» **WHAT THIS TASK INVOLVES**
Gather the lines that hold the string "Output".

» **LISTED ENTRIES**
******

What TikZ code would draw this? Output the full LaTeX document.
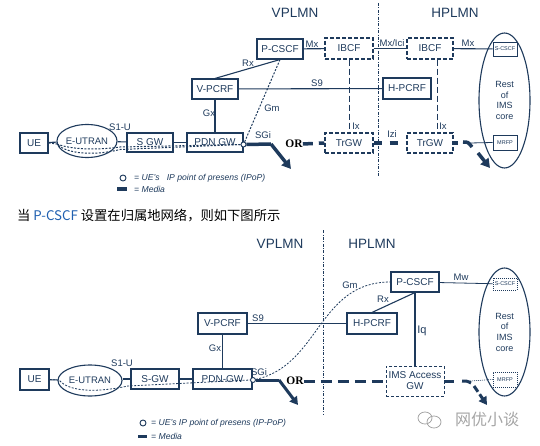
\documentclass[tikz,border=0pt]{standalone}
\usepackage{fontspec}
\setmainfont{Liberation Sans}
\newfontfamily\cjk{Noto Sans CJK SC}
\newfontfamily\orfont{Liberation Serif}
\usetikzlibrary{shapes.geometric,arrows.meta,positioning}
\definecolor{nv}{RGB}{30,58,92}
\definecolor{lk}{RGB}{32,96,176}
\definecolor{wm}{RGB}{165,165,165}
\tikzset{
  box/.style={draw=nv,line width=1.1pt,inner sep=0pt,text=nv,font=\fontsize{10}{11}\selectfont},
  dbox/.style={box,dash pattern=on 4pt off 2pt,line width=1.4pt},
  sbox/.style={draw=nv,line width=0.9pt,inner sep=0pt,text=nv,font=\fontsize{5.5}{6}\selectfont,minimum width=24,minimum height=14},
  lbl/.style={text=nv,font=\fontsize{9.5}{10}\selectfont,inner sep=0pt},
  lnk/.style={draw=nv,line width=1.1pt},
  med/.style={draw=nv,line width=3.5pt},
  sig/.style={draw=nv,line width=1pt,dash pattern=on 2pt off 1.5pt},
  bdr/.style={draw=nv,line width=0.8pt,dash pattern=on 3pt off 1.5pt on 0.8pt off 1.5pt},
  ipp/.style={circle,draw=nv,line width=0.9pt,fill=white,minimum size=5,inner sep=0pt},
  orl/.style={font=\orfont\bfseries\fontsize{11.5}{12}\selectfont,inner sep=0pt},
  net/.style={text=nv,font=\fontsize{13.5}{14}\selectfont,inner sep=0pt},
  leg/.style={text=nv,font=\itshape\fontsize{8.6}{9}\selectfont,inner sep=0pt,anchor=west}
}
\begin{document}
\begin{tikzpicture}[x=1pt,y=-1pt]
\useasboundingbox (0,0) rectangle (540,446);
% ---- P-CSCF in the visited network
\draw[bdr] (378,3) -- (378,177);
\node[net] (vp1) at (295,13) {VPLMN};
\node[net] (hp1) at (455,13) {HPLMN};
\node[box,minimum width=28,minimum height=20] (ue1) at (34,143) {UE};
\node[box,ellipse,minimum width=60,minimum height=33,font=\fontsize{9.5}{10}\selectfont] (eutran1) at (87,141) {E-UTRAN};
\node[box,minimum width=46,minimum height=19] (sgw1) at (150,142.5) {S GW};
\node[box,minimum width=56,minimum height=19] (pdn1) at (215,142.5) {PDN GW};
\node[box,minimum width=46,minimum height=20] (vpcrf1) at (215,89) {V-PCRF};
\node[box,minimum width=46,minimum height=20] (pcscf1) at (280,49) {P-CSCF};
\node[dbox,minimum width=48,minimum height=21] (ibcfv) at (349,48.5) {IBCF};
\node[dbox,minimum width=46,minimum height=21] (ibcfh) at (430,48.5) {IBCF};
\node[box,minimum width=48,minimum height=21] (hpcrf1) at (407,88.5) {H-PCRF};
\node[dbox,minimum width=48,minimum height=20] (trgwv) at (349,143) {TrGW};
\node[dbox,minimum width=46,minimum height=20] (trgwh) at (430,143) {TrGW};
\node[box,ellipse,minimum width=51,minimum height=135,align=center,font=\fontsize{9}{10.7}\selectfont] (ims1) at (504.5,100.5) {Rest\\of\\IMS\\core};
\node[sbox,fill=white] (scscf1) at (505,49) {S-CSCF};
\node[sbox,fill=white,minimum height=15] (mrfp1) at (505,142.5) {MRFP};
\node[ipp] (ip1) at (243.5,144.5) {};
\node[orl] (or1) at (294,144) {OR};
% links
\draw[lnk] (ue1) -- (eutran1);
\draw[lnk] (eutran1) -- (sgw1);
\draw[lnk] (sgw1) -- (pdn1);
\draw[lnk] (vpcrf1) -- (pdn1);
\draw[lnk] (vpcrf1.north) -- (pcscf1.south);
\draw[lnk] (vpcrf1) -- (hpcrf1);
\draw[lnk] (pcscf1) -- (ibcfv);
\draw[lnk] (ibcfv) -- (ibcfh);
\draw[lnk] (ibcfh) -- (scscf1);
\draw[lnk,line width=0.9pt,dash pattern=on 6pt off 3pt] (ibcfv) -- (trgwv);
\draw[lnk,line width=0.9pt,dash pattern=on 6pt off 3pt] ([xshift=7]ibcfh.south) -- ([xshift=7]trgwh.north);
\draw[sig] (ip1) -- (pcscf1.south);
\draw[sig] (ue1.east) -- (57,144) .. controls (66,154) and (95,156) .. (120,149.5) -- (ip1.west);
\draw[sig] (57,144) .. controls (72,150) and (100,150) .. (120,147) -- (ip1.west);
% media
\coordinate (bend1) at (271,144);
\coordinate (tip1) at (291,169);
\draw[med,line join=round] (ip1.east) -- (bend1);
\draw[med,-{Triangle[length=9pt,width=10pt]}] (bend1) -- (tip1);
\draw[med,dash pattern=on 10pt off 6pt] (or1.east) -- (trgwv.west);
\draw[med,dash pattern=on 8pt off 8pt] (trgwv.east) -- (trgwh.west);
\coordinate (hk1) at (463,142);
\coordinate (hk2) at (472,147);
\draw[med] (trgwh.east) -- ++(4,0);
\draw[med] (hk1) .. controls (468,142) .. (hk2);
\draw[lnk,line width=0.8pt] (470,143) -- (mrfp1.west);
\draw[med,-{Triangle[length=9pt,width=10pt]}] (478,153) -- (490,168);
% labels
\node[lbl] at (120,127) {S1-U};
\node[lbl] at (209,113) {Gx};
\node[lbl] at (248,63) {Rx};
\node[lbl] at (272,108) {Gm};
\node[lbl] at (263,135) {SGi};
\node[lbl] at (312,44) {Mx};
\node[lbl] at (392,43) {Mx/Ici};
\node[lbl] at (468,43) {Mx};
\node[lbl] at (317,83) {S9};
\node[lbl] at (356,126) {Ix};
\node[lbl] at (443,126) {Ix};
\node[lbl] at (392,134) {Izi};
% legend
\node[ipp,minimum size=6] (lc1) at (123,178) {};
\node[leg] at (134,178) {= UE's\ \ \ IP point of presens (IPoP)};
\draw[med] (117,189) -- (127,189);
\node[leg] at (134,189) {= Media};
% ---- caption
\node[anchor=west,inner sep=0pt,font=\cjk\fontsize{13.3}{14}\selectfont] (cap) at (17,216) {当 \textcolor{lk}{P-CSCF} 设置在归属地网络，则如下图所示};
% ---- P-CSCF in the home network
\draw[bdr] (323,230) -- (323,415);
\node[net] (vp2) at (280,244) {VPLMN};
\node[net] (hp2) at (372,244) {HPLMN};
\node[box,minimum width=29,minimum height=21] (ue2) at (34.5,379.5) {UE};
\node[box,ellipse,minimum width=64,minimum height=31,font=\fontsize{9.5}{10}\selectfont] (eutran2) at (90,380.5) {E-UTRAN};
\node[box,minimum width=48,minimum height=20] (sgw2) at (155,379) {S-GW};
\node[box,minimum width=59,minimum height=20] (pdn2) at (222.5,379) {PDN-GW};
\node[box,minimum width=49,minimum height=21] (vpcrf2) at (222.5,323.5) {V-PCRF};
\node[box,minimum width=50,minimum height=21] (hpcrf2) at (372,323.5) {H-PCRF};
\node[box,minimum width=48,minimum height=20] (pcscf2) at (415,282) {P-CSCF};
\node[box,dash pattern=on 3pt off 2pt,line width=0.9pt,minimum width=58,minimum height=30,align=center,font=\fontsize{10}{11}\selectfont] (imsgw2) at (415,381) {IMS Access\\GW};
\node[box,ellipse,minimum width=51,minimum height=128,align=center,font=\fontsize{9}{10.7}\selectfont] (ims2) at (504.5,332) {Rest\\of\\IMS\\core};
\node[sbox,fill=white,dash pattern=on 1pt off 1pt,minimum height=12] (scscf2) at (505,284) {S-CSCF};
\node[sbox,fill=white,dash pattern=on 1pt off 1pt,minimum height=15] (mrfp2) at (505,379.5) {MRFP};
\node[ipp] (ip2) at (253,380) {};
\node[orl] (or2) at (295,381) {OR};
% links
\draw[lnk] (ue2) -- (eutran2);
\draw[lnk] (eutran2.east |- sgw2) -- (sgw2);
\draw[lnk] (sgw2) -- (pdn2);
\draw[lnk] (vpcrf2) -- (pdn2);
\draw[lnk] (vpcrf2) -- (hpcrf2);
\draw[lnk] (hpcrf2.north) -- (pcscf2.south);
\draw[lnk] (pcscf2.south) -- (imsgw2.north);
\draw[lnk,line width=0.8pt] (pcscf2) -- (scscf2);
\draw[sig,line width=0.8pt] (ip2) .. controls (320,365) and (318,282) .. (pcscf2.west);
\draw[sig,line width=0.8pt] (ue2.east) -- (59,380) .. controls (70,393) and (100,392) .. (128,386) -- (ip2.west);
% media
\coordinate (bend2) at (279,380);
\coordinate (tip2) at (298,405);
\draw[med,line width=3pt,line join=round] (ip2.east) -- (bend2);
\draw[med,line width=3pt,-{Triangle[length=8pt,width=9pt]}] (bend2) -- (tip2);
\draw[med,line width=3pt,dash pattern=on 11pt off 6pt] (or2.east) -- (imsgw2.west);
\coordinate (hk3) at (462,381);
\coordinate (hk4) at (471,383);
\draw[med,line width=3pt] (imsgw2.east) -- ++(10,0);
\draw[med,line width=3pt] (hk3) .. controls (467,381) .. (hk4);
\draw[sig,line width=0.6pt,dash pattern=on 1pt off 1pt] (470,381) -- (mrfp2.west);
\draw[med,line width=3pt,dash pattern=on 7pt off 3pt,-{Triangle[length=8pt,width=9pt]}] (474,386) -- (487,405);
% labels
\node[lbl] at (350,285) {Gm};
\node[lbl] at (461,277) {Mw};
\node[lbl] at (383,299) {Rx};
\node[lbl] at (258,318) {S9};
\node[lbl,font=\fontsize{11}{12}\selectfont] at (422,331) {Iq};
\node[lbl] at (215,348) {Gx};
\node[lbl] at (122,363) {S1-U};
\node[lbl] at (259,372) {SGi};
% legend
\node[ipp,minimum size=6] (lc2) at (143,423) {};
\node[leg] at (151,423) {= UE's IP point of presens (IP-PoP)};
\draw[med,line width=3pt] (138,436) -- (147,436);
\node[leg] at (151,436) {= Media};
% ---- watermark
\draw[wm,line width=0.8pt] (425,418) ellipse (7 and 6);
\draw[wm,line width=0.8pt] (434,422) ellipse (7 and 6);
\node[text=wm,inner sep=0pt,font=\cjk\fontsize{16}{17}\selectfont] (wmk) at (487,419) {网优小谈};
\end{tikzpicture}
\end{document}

******

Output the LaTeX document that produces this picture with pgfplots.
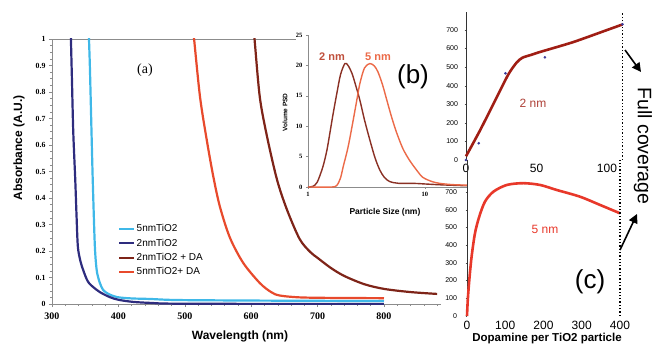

******

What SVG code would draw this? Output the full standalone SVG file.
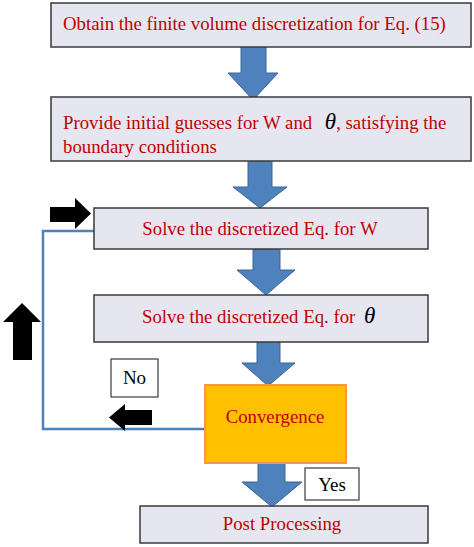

******

» **REPLY TO THE TASK**
What TikZ code would draw this? Output the full LaTeX document.
Output the LaTeX document that produces this picture with pgfplots.
What SVG code would draw this? Output the full standalone SVG file.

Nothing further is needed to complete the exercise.